A 30-amp generator cord, commonly featuring a NEMA L14-30 twist-lock plug and receptacle, is specifically designed to handle a substantial electrical load for temporary power needs. Determining the maximum safe length for this cord is a fundamental question for anyone relying on a generator for backup power. The cord’s length is not just a matter of convenience; it directly influences both the performance of connected appliances and the overall electrical safety of the setup. Understanding the constraints on cord length ensures that the power delivered is reliable and that the cable itself does not become a hazard.
The Primary Constraint: Voltage Drop
The physical limitation on how long a generator cord can be is governed by the electrical principle known as voltage drop. Every conductor, including the copper wire inside a generator cord, possesses a measurable resistance to the flow of current. This resistance increases proportionally with the length of the wire, meaning a longer cord has higher resistance. As electricity travels through this resistance, a portion of the voltage is consumed and converted into waste heat, resulting in a lower voltage level at the receiving end.
The National Electrical Code (NEC) provides guidance by recommending that voltage drop on a branch circuit should not exceed 3% for optimal efficiency and appliance longevity. On a standard 120-volt circuit, a 3% drop equates to a reduction of 3.6 volts, leaving only 116.4 volts to power the equipment. If the drop is too severe, the appliances, particularly devices with motors, will draw excessive current in an attempt to compensate for the lack of voltage. This increased current flow creates heat within the appliance motor windings, causing premature wear and potential failure.

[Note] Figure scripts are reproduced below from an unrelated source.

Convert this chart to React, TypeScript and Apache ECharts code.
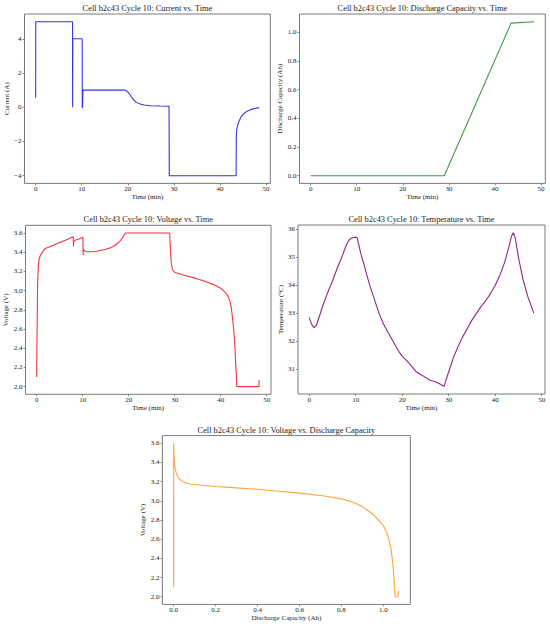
import React, { useEffect, useRef } from "react";
import * as echarts from "echarts";

// ---------- Data ----------
const currentTime = [0, 0.02, 8.0, 8.02, 8.06, 10.1, 10.12, 10.18, 10.25, 19.4, 19.8, 20.3, 20.8, 21.3, 21.8, 22.5, 23.5, 25, 27, 28.95, 29.0, 43.5, 43.55, 43.7, 44.0, 44.5, 45.0, 45.5, 46.0, 46.5, 47.0, 47.5, 48.5];
const currentValues = [0.55, 5.0, 5.0, 0.0, 4.0, 4.0, 0.0, -0.05, 1.0, 1.0, 0.95, 0.8, 0.6, 0.42, 0.3, 0.2, 0.13, 0.09, 0.07, 0.06, -4.0, -4.0, -1.6, -1.2, -0.9, -0.6, -0.42, -0.3, -0.22, -0.16, -0.11, -0.07, -0.02];

const capacityTime = [0, 29.0, 43.5, 48.5];
const capacityValues = [0, 0, 1.065, 1.075];

const voltageTime = [0, 0.1, 0.2, 0.35, 0.5, 0.75, 1.0, 1.5, 2, 3, 4, 5, 6, 7, 7.95, 8.0, 8.05, 8.2, 9, 10.05, 10.1, 10.15, 10.3, 10.6, 11, 12, 13, 14, 15, 16, 17, 17.5, 18, 18.5, 19, 19.4, 28.9, 29.0, 29.15, 29.3, 29.5, 29.8, 30.2, 31, 32, 33, 34, 35, 36, 37, 38, 39, 40, 40.5, 41, 41.5, 42, 42.3, 42.6, 42.9, 43.1, 43.3, 43.5, 48.3, 48.35];
const voltageValues = [2.1, 2.6, 3.05, 3.25, 3.32, 3.36, 3.38, 3.42, 3.44, 3.46, 3.48, 3.5, 3.52, 3.54, 3.56, 3.46, 3.52, 3.52, 3.535, 3.555, 3.37, 3.43, 3.42, 3.41, 3.405, 3.405, 3.41, 3.42, 3.43, 3.445, 3.47, 3.49, 3.51, 3.54, 3.58, 3.6, 3.6, 3.5, 3.35, 3.27, 3.22, 3.2, 3.185, 3.175, 3.16, 3.15, 3.135, 3.12, 3.105, 3.09, 3.07, 3.05, 3.025, 3.005, 2.98, 2.95, 2.89, 2.82, 2.7, 2.55, 2.4, 2.2, 2.0, 2.0, 2.07];

const temperatureTime = [0, 0.5, 1.0, 1.5, 2, 3, 4, 5, 6, 7, 8, 8.5, 9, 10, 10.3, 11, 12, 13, 14, 15, 16, 17, 18, 19, 20, 21, 22, 23, 24, 25, 26, 27, 28, 29, 30, 31, 32, 33, 34, 35, 36, 37, 38, 39, 40, 41, 42, 43, 43.5, 43.9, 44.3, 45, 46, 47, 48.3];
const temperatureValues = [32.85, 32.6, 32.48, 32.55, 32.8, 33.3, 33.75, 34.15, 34.6, 35.0, 35.45, 35.6, 35.68, 35.72, 35.7, 35.2, 34.6, 34.0, 33.5, 33.0, 32.6, 32.3, 32.0, 31.7, 31.45, 31.3, 31.1, 30.9, 30.8, 30.7, 30.6, 30.55, 30.47, 30.38, 30.9, 31.4, 31.8, 32.15, 32.45, 32.75, 33.0, 33.25, 33.45, 33.7, 34.0, 34.35, 34.8, 35.4, 35.75, 35.88, 35.7, 35.0, 34.2, 33.6, 33.0];

const vcCapacity = [0, 0, 0.002, 0.006, 0.012, 0.02, 0.03, 0.045, 0.06, 0.08, 0.1, 0.15, 0.2, 0.3, 0.4, 0.5, 0.6, 0.7, 0.75, 0.8, 0.85, 0.9, 0.95, 0.98, 1.0, 1.02, 1.035, 1.045, 1.052, 1.056, 1.07, 1.072];
const vcVoltage = [2.1, 3.6, 3.45, 3.35, 3.29, 3.25, 3.22, 3.2, 3.185, 3.175, 3.17, 3.16, 3.15, 3.135, 3.12, 3.1, 3.08, 3.055, 3.04, 3.02, 2.99, 2.94, 2.86, 2.79, 2.74, 2.65, 2.52, 2.35, 2.15, 2.0, 2.0, 2.06];

const timeTicks = [0, 10, 20, 30, 40, 50];
const currentTicks = [-4, -2, 0, 2, 4];
const capacityTicks = [0, 0.2, 0.4, 0.6, 0.8, 1.0];
const voltageTicks = [2.0, 2.2, 2.4, 2.6, 2.8, 3.0, 3.2, 3.4, 3.6];
const temperatureTicks = [31, 32, 33, 34, 35, 36];

const titles = [
  "Cell b2c43 Cycle 10: Current vs. Time",
  "Cell b2c43 Cycle 10: Discharge Capacity vs. Time",
  "Cell b2c43 Cycle 10: Voltage vs. Time",
  "Cell b2c43 Cycle 10: Temperature vs. Time",
  "Cell b2c43 Cycle 10: Voltage vs. Discharge Capacity",
];

const zip = (xs: number[], ys: number[]) => xs.map((x, i) => [x, ys[i]]);

const FONT = "Liberation Serif";
const FRAME = "#6b6b6b";
const TEXT = "#1a1a1a";

export default function App() {
  const ref = useRef<HTMLDivElement>(null);

  useEffect(() => {
    if (!ref.current) return;
    const chart = echarts.init(ref.current, undefined, { renderer: "svg" });

    const grids = [
      { left: 24.5, top: 14, width: 245.8, height: 169.4 },
      { left: 299.5, top: 14, width: 245.8, height: 169.4 },
      { left: 25.5, top: 225.3, width: 245.5, height: 169 },
      { left: 298, top: 225, width: 247, height: 169 },
      { left: 162.4, top: 435.6, width: 248, height: 168.8 },
    ];
    const titleY = [8.3, 219.8, 430];

    const fmtMinus = (s: string) => s.replace("-", "\u2212");

    const makeX = (idx: number, min: number, max: number, ticks: number[], name: string, dec: number) => ({
      type: "value",
      gridIndex: idx,
      min,
      max,
      name,
      nameLocation: "middle",
      nameGap: 10.5,
      nameTextStyle: { fontFamily: FONT, fontSize: 7, color: TEXT },
      axisLine: { show: false, onZero: false },
      splitLine: { show: false },
      axisTick: { show: true, inside: false, customValues: ticks, length: 2, lineStyle: { color: FRAME, width: 0.8 } },
      axisLabel: {
        customValues: ticks,
        margin: 2.5,
        fontFamily: FONT,
        fontSize: 7,
        color: TEXT,
        formatter: (v: number) => fmtMinus(v.toFixed(dec)),
      },
    });
    const makeY = (idx: number, min: number, max: number, ticks: number[], name: string, dec: number, gap: number) => ({
      type: "value",
      gridIndex: idx,
      min,
      max,
      name,
      nameLocation: "middle",
      nameGap: gap,
      nameTextStyle: { fontFamily: FONT, fontSize: 7, color: TEXT },
      axisLine: { show: false, onZero: false },
      splitLine: { show: false },
      axisTick: { show: true, inside: false, customValues: ticks, length: 2, lineStyle: { color: FRAME, width: 0.8 } },
      axisLabel: {
        customValues: ticks,
        margin: 3,
        fontFamily: FONT,
        fontSize: 7,
        color: TEXT,
        formatter: (v: number) => fmtMinus(v.toFixed(dec)),
      },
    });

    const line = (idx: number, data: number[][], color: string) => ({
      type: "line",
      xAxisIndex: idx,
      yAxisIndex: idx,
      data,
      symbol: "none",
      showSymbol: false,
      lineStyle: { color, width: 1.1 },
      itemStyle: { color },
      silent: true,
    });

    const centers = grids.map((g) => g.left + g.width / 2);

    chart.setOption({
      animation: false,
      backgroundColor: "#ffffff",
      grid: grids.map((g) => ({ ...g, show: true, borderColor: FRAME, borderWidth: 0.9, containLabel: false })),
      xAxis: [
        makeX(0, -2.425, 50.925, timeTicks, "Time (min)", 0),
        makeX(1, -2.425, 50.925, timeTicks, "Time (min)", 0),
        makeX(2, -2.425, 50.925, timeTicks, "Time (min)", 0),
        makeX(3, -2.415, 50.715, timeTicks, "Time (min)", 0),
        makeX(4, -0.05375, 1.12875, capacityTicks, "Discharge Capacity (Ah)", 1),
      ],
      yAxis: [
        makeY(0, -4.45, 5.45, currentTicks, "Current (A)", 0, 12),
        makeY(1, -0.05375, 1.12875, capacityTicks, "Discharge Capacity (Ah)", 1, 15),
        makeY(2, 1.92, 3.68, voltageTicks, "Voltage (V)", 1, 14),
        makeY(3, 30.105, 36.155, temperatureTicks, "Temperature (\u00B0C)", 0, 11),
        makeY(4, 1.92, 3.68, voltageTicks, "Voltage (V)", 1, 14),
      ],
      series: [
        line(0, zip(currentTime, currentValues), "#3232e8"),
        line(1, zip(capacityTime, capacityValues), "#3f9d44"),
        line(2, zip(voltageTime, voltageValues), "#f7323e"),
        line(3, zip(temperatureTime, temperatureValues), "#92238f"),
        line(4, zip(vcCapacity, vcVoltage), "#ffa53a"),
      ],
      graphic: titles.map((t, i) => ({
        type: "text",
        x: centers[i],
        y: i < 2 ? titleY[0] : i < 4 ? titleY[1] : titleY[2],
        style: {
          text: t,
          fontFamily: FONT,
          fontSize: 8.4,
          fill: TEXT,
          textAlign: "center",
          textVerticalAlign: "middle",
        },
      })),
    });

    return () => chart.dispose();
  }, []);

  return (
    <div
      ref={ref}
      style={{ position: "absolute", left: 0, top: 0, width: 550, height: 627, background: "#fff" }}
    />
  );
}
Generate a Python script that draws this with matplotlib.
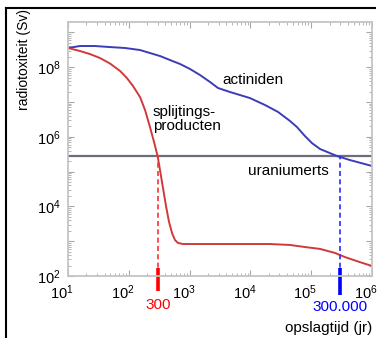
import matplotlib
matplotlib.use("Agg")
import matplotlib.pyplot as plt
import matplotlib.transforms as mtransforms
import numpy as np
from matplotlib.ticker import LogLocator, FuncFormatter
from matplotlib.lines import Line2D

plt.rcParams["font.family"] = ["Liberation Sans", "DejaVu Sans"]
plt.rcParams["mathtext.default"] = "regular"

# actiniden (blauw)
act_t = [10, 15.7, 27.8, 49, 87, 153, 223, 326, 476, 695, 1016, 1483, 2170, 2930, 4620,
         9840, 17400, 28400, 44800, 58300, 79000, 103000, 140000, 265000, 434000, 1e6]
act_v = [3.57e8, 4.07e8, 4.07e8, 3.8e8, 3.57e8, 3.12e8, 2.56e8, 2.1e8, 1.61e8, 1.24e8, 8.9e7,
         5.97e7, 3.76e7, 2.53e7, 1.94e7, 1.3e7, 8.2e6, 5.2e6, 2.85e6, 1.91e6, 1.05e6, 6.6e5,
         4.46e5, 2.81e5, 2.15e5, 1.45e5]

# splijtingsproducten (rood)
spl_t = [10, 15.7, 23, 33.6, 49, 72, 93, 117, 153, 185, 223, 260, 300, 326, 365, 409, 459,
         514, 575, 645, 779, 1016, 9840, 21000, 44800, 79000, 140000, 246000, 359000, 635000, 1e6]
spl_v = [3.57e8, 2.93e8, 2.39e8, 1.84e8, 1.28e8, 7.8e7, 4.9e7, 2.9e7, 1.39e7, 5.9e6, 1.91e6,
         7.1e5, 2.63e5, 1.11e5, 3.4e4, 1.03e4, 3560, 1720, 1080, 890, 830, 830, 830, 830, 780,
         680, 600, 460, 350, 250, 194]

uranium = 2.8e5
t_300 = 300
t_300k = 300000

fig = plt.figure(figsize=(3.8, 3.38), dpi=100)
ax = fig.add_axes([68 / 380, 1 - 276 / 338, 304 / 380, 254 / 338])

ax.set_xscale("log")
ax.set_yscale("log")
ax.set_xlim(10, 1e6)
ax.set_ylim(1e2, 10 ** 9.3)

ax.axhline(uranium, color="#6c6c7c", lw=1.6)
ax.plot(act_t, act_v, color="#3c3cb8", lw=1.4)
ax.plot(spl_t, spl_v, color="#d03a3a", lw=1.4)

# verticale stippellijnen
ax.plot([t_300, t_300], [1e2, uranium], color="#ff3030", lw=1.2, ls=(0, (3, 2)))
ax.plot([t_300k, t_300k], [1e2, uranium], color="#2a2aff", lw=1.2, ls=(0, (3, 2)))
ax.plot([t_300, t_300], [10 ** 2.23, 10 ** 1.57], color="red", lw=2.6, clip_on=False, solid_capstyle="butt")
ax.plot([t_300k, t_300k], [10 ** 2.23, 10 ** 1.45], color="blue", lw=2.6, clip_on=False, solid_capstyle="butt")

ax.text(3410, 10 ** 7.63, "actiniden", fontsize=11, ha="left", va="center")
ax.text(250, 10 ** 6.5, "splijtings-\nproducten", fontsize=11, ha="left", va="center", linespacing=1.0)
ax.text(9100, 10 ** 5.02, "uraniumerts", fontsize=11, ha="left", va="center")

trans = ax.get_xaxis_transform()
ax.text(t_300, -0.116, "300", color="red", fontsize=11, ha="center", va="center", transform=trans)
ax.text(t_300k, -0.124, "300.000", color="blue", fontsize=11, ha="center", va="center", transform=trans)
ax.text(1.0, -0.205, "opslagtijd (jr)", fontsize=11, ha="right", va="center", transform=ax.transAxes)

fig.text(24 / 380, 1 - 60 / 338, "radiotoxiteit (Sv)", fontsize=10, rotation=90, ha="center", va="center")

# assen
ax.xaxis.set_major_locator(LogLocator(base=10, numticks=20))
ax.yaxis.set_major_locator(LogLocator(base=10, numticks=20))
ax.xaxis.set_minor_locator(LogLocator(base=10, subs=np.arange(2, 10), numticks=100))
ax.yaxis.set_minor_locator(LogLocator(base=10, subs=np.arange(2, 10), numticks=100))
ax.xaxis.set_major_formatter(FuncFormatter(lambda v, p: "$10^{%d}$" % round(np.log10(v))))
ax.yaxis.set_major_formatter(FuncFormatter(
    lambda v, p: "$10^{%d}$" % round(np.log10(v)) if round(np.log10(v)) % 2 == 0 else ""))
ax.tick_params(which="both", direction="in", top=True, right=True, color="#a8a8a8", labelsize=10.5)
ax.tick_params(which="major", length=4, pad=5)
ax.tick_params(which="minor", length=2)
for s in ax.spines.values():
    s.set_color("#c4c4c4")
    s.set_linewidth(1.3)

# x-labels staan iets naar links in het origineel
shift = mtransforms.ScaledTranslation(-6 / 100, 0, fig.dpi_scale_trans)
for lbl in ax.get_xticklabels():
    lbl.set_transform(lbl.get_transform() + shift)

# kader
fig.add_artist(Line2D([6 / 380, 375 / 380], [1 - 8 / 338, 1 - 8 / 338], color="black", lw=1.5))
fig.add_artist(Line2D([6 / 380, 6 / 380], [1 - 8 / 338, 0], color="black", lw=1.5))

fig.savefig("out.png", dpi=100)
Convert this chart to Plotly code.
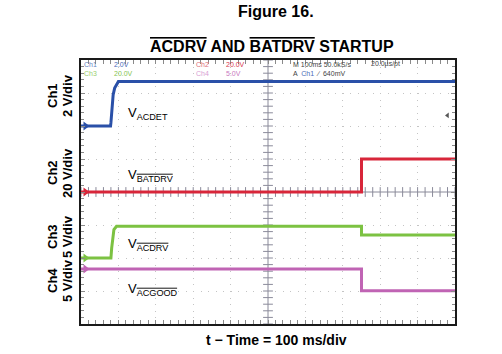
import plotly.graph_objects as go

# ---------------- data (time in ms, voltages in V) ----------------
t_ch1 = [0, 79, 80, 86, 90, 95, 100, 1000]
v_ch1 = [0, 0, 0.2, 1.9, 2.3, 2.55, 2.7, 2.7]

t_ch2 = [0, 750, 750, 1000]
v_ch2 = [0, 0, 20, 20]

t_ch3 = [0, 80, 82, 88, 95, 750, 750, 1000]
v_ch3 = [0, 0, 1.5, 4.3, 4.8, 4.8, 3.5, 3.5]

t_ch4 = [0, 750, 750, 1000]
v_ch4 = [0, 0, -3.3, -3.3]

channels = ["Ch1", "Ch2", "Ch3", "Ch4"]
volts_per_div = [2, 20, 5, 5]
ground_div = [6, 4, 2, 1.67]          # ground position in divisions from bottom
colors = ["#2a50a8", "#d8263a", "#7cc242", "#c064b4"]
trigger_level = 0.64                  # V on Ch1

W, H = 502, 354
L, R, T, B = 81, 455, 60, 324
FONT = "Liberation Sans, Arial, sans-serif"


def px(xp):
    return (xp - L) / (R - L)


def py(yp):
    return (B - yp) / (B - T)


fig = go.Figure()

# centre crosshair tick marks (main axes, in divisions)
xt = [i * 20 for i in range(51)]
fig.add_trace(go.Scatter(x=xt, y=[4] * len(xt), mode="markers",
                         marker=dict(symbol="line-ns", size=7,
                                     line=dict(color="#8a8a9a", width=1)),
                         hoverinfo="skip"))
yt = [i * 0.2 for i in range(41)]
fig.add_trace(go.Scatter(x=[500] * len(yt), y=yt, mode="markers",
                         marker=dict(symbol="line-ew", size=7,
                                     line=dict(color="#8a8a9a", width=1)),
                         hoverinfo="skip"))

data = [(t_ch1, v_ch1), (t_ch2, v_ch2), (t_ch3, v_ch3), (t_ch4, v_ch4)]
for i, (t, v) in enumerate(data):
    ya = "y%d" % (i + 2)
    fig.add_trace(go.Scatter(x=t, y=v, mode="lines", yaxis=ya,
                             line=dict(color=colors[i], width=3),
                             hoverinfo="skip"))
    fig.add_trace(go.Scatter(x=[12], y=[0], mode="markers", yaxis=ya,
                             cliponaxis=False,
                             marker=dict(symbol="triangle-right", size=8,
                                         color=colors[i]),
                             hoverinfo="skip"))

# trigger level marker
fig.add_trace(go.Scatter(x=[980], y=[trigger_level], mode="markers", yaxis="y2",
                         marker=dict(symbol="triangle-left", size=5, color="#555"),
                         hoverinfo="skip"))

# centre lines
fig.add_shape(type="line", x0=500, x1=500, y0=0, y1=8, xref="x", yref="y",
              line=dict(color="#8a8a9a", width=1), layer="below")
fig.add_shape(type="line", x0=0, x1=1000, y0=4, y1=4, xref="x", yref="y",
              line=dict(color="#8a8a9a", width=1), layer="below")

axis_common = dict(showgrid=True, gridcolor="#c4c4c4", gridwidth=1,
                   zeroline=False, showline=True, linecolor="#1a1a1a",
                   linewidth=2, mirror="allticks", ticks="inside", ticklen=4,
                   tickcolor="#8a8a8a", showticklabels=False, fixedrange=True)

layout = dict(
    width=W, height=H,
    margin=dict(l=L, r=W - R, t=T, b=H - B, pad=0),
    paper_bgcolor="white", plot_bgcolor="white", showlegend=False,
    xaxis=dict(range=[0, 1000], dtick=100, tick0=0, griddash="1px,5.6px",
               minor=dict(dtick=20, ticks="inside", ticklen=3,
                          tickcolor="#8a8a8a", showgrid=False),
               **axis_common),
    yaxis=dict(range=[0, 8], dtick=1, tick0=0, griddash="1px,6.48px",
               minor=dict(dtick=0.2, ticks="inside", ticklen=3,
                          tickcolor="#8a8a8a", showgrid=False),
               **axis_common),
)
for i in range(4):
    s, g = volts_per_div[i], ground_div[i]
    layout["yaxis%d" % (i + 2)] = dict(overlaying="y", visible=False,
                                       range=[-g * s, (8 - g) * s],
                                       fixedrange=True)
fig.update_layout(**layout)

ann = []


def add_text(text, xp, yp, size, color="black", xanchor="center",
             yanchor="middle", angle=0, align="center"):
    ann.append(dict(text=text, x=px(xp), y=py(yp), xref="paper", yref="paper",
                    showarrow=False, xanchor=xanchor, yanchor=yanchor,
                    textangle=angle, borderpad=0, align=align,
                    font=dict(family=FONT, size=size, color=color)))


OL = "<span style='text-decoration:overline'>%s</span>"


def c(txt, col):
    return "<span style='color:%s'>%s</span>" % (col, txt)


add_text("<b>Figure 16.</b>", 276, 11, 16)
add_text("<b>" + OL % "ACDRV" + " AND " + OL % "BATDRV" + " STARTUP</b>",
         272, 46, 16)
add_text("<b>t \u2212 Time = 100 ms/div</b>", 276, 340, 14)

# side labels
side_y = [96, 173, 237, 281]
for i in range(4):
    add_text("<b>%s</b>" % channels[i], 52, side_y[i], 13, angle=-90)
    add_text("<b>%g V/div</b>" % volts_per_div[i], 67, side_y[i], 13, angle=-90)

# scope header (two rows per column block)
hs = 7
hy = 68.5
add_text(c("Ch1", "#6a84c4") + "<br>" + c("Ch3", "#9ad070"), 83, hy, hs,
         xanchor="left", align="left")
add_text(c("2.0V", "#4a6ab8") + "<br>" + c("20.0V", "#86c450"), 113, hy, hs,
         xanchor="left", align="left")
add_text(c("Ch2", "#e0707a") + "<br>" + c("Ch4", "#d8a0d4"), 195, hy, hs,
         xanchor="left", align="left")
add_text(c("20.0V", "#d8364a") + "<br>" + c("5.0V", "#c878c0"), 225, hy, hs,
         xanchor="left", align="left")
add_text(c("M 100ms 50.0kS/s", "#444") + "<br>" + c("A  ", "#444")
         + c("Ch1", "#4a6ab8") + c("  \u2215  640mV", "#444"), 292, hy, hs,
         xanchor="left", align="left")
add_text("20.0\u00b5s/pt", 370, 64, hs, "#444", "left")

# trace labels
add_text("V<sub>ACDET</sub>", 127, 113, 13, "black", "left")
add_text("V<sub>" + OL % "BATDRV" + "</sub>", 127, 175, 13, "black", "left")
add_text("V<sub>" + OL % "ACDRV" + "</sub>", 127, 244, 13, "black", "left")
add_text("V<sub>" + OL % "ACGOOD" + "</sub>", 127, 289, 13, "black", "left")

fig.update_layout(annotations=ann)
fig.write_html("out.html")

Determining Maximum Cord Length by Wire Gauge
The American Wire Gauge (AWG) size of the conductor is the most direct factor in determining the maximum functional length of a 30-amp cord. A lower AWG number indicates a thicker wire, which offers lower resistance and therefore minimizes voltage drop over distance. Since the L14-30 plug typically services a 120/240-volt circuit, the maximum length calculation is based on carrying 30 amps while maintaining the recommended 3% voltage drop.
For a heavy-duty 10 AWG copper cord, which is the minimum size generally accepted for a full 30-amp load, the maximum recommended length is approximately 50 to 75 feet. Exceeding this distance while pulling a continuous 30-amp load will likely result in a voltage drop greater than 3%. Stepping up to a thicker 8 AWG cord significantly reduces resistance, increasing the maximum practical length to about 100 to 125 feet for the same 30-amp load.
The thickest common cord size, 6 AWG, offers the best conductivity and can extend the functional limit to approximately 150 to 175 feet before the 3% voltage drop threshold is crossed. It is important to remember that these lengths are based on the generator pulling the maximum rated 30 amps. If the load is lighter, the cord can safely be longer, but planning should always account for the maximum anticipated demand. Under no circumstances should generator cords be spliced together to achieve greater length, as this introduces weak points and connection resistance that violate safety standards.
Safety Risks of Exceeding Length Limits
Using a generator cord that is too long or undersized for the required distance introduces immediate safety and fire hazards, contrasting with the long-term performance issues of voltage drop. When the wire resistance is too high, the cord itself generates excessive heat as power is lost. This thermal stress can cause the insulation jacketing to break down and become brittle over time, exposing the live conductors.
The excessive heat can also lead to a fire hazard, especially if the cord is covered, coiled, or routed near flammable materials, as the heat cannot dissipate effectively. A severely undersized or overlong cord can fail prematurely, potentially melting or catching fire before the generator’s circuit breaker has a chance to trip. Circuit breakers are designed to protect the wiring from overcurrent, but if the resistance is too high, the current may not reach the high level required to trip the breaker, even while the cord is dangerously overheating. Proper cord management requires that the cable be uncoiled completely during operation to allow for heat dissipation into the surrounding air.